_EXERCISE_
Give again only the lines running from the one with "Recreate this image" through the one with "iters = np.arange(1, 201)", inclusive. Omit every picture.

◇ ◇ ◇ ◇ ◇ ◇ ◇

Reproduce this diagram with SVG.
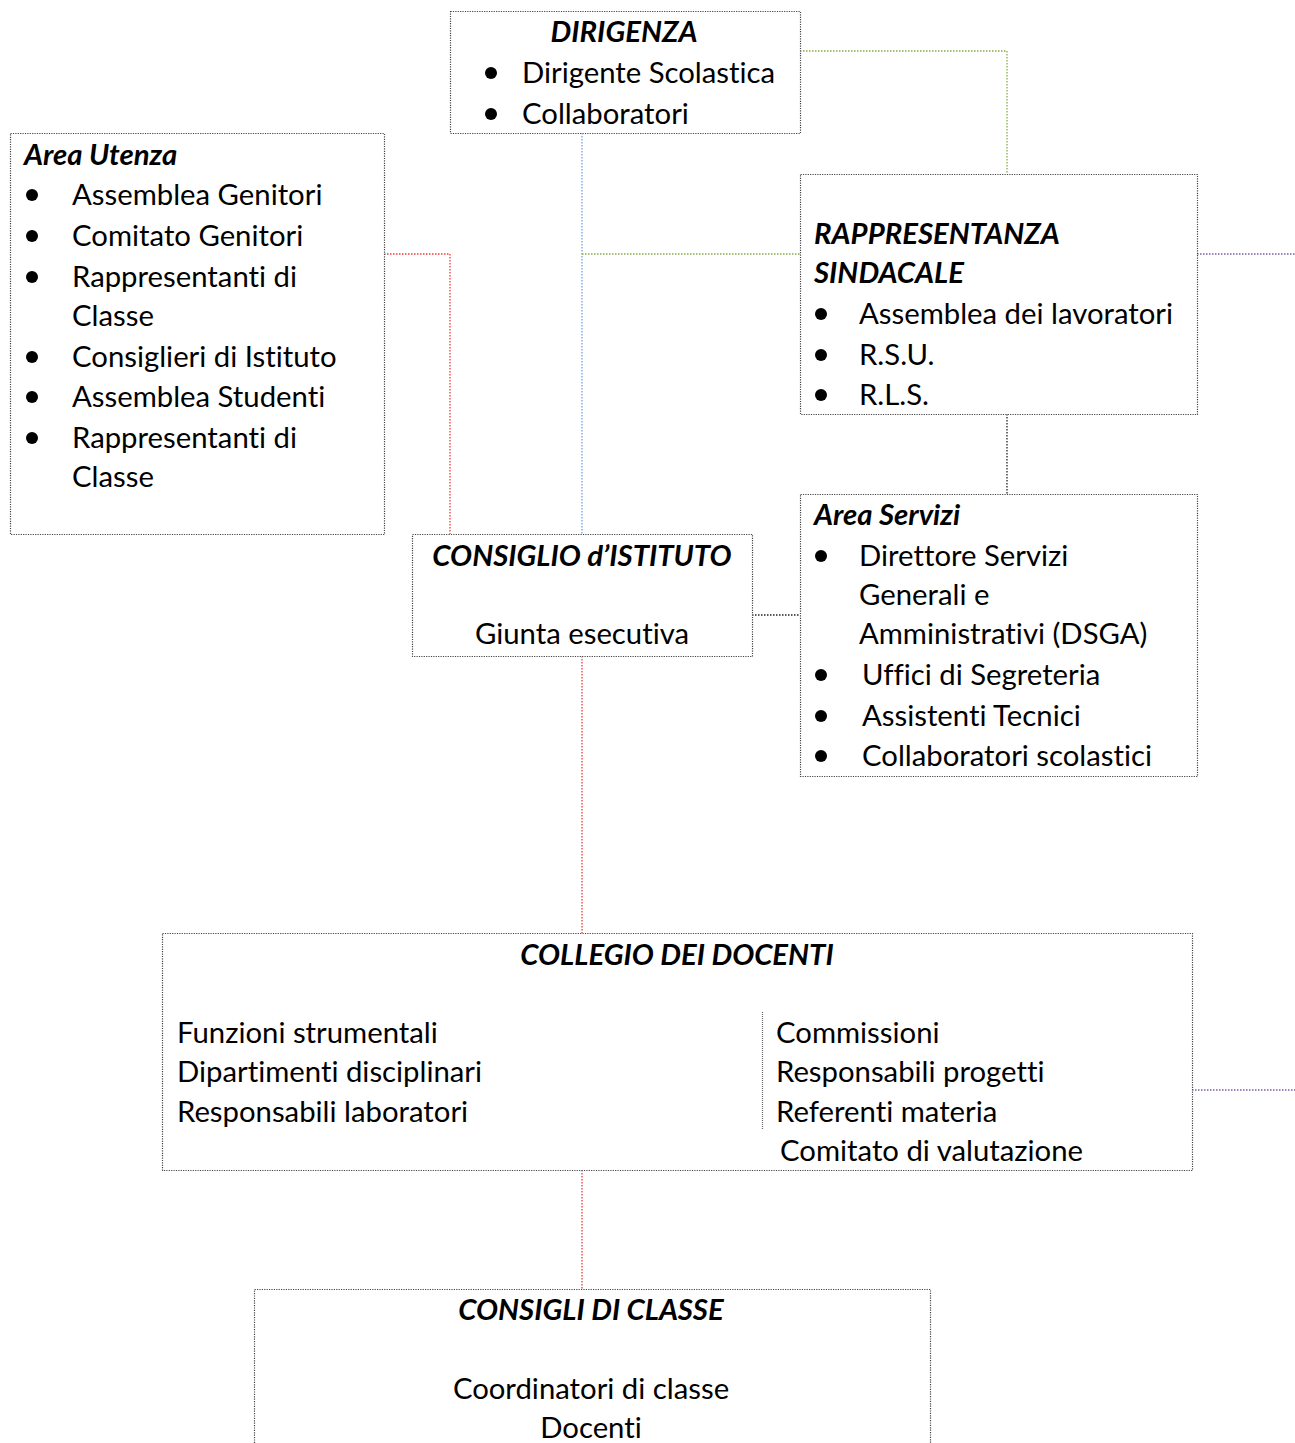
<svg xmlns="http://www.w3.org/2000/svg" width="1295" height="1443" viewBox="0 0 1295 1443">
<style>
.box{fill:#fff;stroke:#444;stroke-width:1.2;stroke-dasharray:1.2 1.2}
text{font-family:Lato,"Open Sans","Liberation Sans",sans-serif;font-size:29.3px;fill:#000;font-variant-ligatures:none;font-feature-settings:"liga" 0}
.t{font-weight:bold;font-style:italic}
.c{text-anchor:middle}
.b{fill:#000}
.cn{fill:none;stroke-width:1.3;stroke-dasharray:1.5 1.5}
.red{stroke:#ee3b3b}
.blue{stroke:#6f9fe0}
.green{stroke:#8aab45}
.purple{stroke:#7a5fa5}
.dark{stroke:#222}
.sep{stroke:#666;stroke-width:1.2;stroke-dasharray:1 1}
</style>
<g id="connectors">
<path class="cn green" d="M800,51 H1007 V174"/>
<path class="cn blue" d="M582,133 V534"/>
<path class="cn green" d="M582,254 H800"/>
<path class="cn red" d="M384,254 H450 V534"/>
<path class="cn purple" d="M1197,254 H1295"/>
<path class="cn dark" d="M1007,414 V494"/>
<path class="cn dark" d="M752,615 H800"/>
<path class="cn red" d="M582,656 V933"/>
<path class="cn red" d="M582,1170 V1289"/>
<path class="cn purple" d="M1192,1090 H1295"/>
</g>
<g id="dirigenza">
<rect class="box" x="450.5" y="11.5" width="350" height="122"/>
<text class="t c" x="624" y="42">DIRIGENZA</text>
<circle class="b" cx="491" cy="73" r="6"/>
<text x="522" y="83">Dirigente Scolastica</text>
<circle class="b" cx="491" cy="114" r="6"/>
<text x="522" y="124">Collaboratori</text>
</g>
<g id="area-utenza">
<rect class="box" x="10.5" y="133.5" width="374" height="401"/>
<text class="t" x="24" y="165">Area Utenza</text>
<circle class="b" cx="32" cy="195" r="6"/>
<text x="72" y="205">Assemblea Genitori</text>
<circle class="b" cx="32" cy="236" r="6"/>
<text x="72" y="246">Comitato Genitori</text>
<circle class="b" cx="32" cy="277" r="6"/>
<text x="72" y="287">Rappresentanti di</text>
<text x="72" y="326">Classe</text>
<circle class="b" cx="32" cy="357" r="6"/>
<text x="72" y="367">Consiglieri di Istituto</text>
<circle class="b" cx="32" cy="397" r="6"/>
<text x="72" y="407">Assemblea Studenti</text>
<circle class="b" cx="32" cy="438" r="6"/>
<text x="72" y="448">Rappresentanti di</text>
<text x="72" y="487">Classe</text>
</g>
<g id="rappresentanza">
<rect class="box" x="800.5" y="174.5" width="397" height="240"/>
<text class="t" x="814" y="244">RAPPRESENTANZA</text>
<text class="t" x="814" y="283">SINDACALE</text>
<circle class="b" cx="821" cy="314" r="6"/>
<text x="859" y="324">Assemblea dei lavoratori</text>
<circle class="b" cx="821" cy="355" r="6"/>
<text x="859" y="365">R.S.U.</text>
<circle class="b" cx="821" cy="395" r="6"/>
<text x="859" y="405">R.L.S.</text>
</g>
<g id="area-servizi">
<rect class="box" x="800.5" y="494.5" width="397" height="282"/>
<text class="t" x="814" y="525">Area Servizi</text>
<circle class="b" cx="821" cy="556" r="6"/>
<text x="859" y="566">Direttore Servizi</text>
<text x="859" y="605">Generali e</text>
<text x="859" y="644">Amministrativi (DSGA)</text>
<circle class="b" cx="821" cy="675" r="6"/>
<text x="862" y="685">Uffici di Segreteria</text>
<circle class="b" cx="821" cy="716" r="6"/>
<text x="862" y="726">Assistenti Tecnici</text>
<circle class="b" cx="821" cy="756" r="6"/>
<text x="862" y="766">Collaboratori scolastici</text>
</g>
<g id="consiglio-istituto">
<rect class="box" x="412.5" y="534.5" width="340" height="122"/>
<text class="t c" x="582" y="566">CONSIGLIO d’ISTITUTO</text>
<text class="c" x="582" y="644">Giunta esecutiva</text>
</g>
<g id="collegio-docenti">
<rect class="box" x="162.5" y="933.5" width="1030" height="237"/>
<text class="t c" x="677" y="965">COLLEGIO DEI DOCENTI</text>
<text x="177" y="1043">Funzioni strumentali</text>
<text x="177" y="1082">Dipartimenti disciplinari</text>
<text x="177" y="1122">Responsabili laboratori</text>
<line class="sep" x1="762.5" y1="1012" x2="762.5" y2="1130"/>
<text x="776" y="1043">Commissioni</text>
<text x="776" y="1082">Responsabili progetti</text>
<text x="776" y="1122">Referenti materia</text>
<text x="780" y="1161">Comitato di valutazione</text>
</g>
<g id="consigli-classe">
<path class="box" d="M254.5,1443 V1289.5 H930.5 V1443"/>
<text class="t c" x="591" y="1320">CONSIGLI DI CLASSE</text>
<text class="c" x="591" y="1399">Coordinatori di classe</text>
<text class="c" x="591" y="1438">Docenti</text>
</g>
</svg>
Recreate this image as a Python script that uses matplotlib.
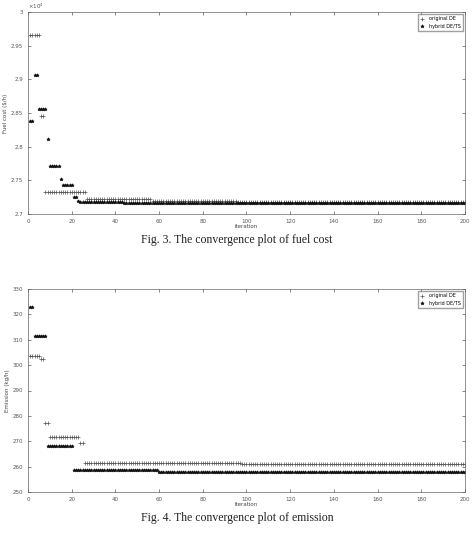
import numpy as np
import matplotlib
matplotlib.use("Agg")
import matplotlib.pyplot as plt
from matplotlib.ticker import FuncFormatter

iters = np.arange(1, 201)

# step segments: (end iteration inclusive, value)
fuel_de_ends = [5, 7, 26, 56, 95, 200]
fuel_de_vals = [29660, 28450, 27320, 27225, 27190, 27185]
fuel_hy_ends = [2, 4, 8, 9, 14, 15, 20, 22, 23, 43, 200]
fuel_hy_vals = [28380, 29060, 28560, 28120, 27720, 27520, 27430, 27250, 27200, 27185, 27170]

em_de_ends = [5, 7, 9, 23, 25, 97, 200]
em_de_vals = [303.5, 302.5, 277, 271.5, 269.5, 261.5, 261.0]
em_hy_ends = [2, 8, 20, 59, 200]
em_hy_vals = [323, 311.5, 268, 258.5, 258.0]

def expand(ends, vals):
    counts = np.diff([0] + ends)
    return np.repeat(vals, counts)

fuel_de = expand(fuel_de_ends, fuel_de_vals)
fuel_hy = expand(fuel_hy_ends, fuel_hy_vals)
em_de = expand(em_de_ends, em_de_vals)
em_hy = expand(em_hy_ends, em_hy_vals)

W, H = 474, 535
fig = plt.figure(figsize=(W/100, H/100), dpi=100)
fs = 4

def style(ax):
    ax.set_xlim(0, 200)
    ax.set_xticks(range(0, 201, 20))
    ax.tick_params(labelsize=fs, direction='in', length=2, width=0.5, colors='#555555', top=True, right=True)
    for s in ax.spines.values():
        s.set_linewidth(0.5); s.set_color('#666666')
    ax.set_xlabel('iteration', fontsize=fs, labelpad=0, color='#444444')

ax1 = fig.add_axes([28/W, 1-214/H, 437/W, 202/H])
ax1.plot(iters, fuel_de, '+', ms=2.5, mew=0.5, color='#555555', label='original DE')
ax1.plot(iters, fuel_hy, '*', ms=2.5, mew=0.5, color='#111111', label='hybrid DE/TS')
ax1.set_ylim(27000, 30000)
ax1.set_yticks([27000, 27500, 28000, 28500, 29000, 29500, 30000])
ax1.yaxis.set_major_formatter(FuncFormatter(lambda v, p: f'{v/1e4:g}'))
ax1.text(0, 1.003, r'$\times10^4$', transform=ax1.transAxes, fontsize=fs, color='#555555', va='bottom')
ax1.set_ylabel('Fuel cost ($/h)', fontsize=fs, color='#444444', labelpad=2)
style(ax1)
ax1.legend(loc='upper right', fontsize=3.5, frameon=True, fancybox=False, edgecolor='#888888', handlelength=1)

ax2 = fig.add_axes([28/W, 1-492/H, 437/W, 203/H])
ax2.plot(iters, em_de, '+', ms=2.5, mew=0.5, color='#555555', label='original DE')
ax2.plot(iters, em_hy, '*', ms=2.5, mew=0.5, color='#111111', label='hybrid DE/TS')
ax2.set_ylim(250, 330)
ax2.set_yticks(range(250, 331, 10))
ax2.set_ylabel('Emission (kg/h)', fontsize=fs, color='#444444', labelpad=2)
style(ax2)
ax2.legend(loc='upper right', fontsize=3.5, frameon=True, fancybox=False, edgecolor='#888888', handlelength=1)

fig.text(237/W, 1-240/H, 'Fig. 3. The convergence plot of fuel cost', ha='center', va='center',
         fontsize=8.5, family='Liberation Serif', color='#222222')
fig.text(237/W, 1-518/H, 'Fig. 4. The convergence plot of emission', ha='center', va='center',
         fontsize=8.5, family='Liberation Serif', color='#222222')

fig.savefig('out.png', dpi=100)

◇ ◇ ◇ ◇ ◇ ◇ ◇

_EXERCISE SOLUTION_
Recreate this image as a Python script that uses matplotlib.
import numpy as np
import matplotlib
matplotlib.use("Agg")
import matplotlib.pyplot as plt
from matplotlib.ticker import FuncFormatter

iters = np.arange(1, 201)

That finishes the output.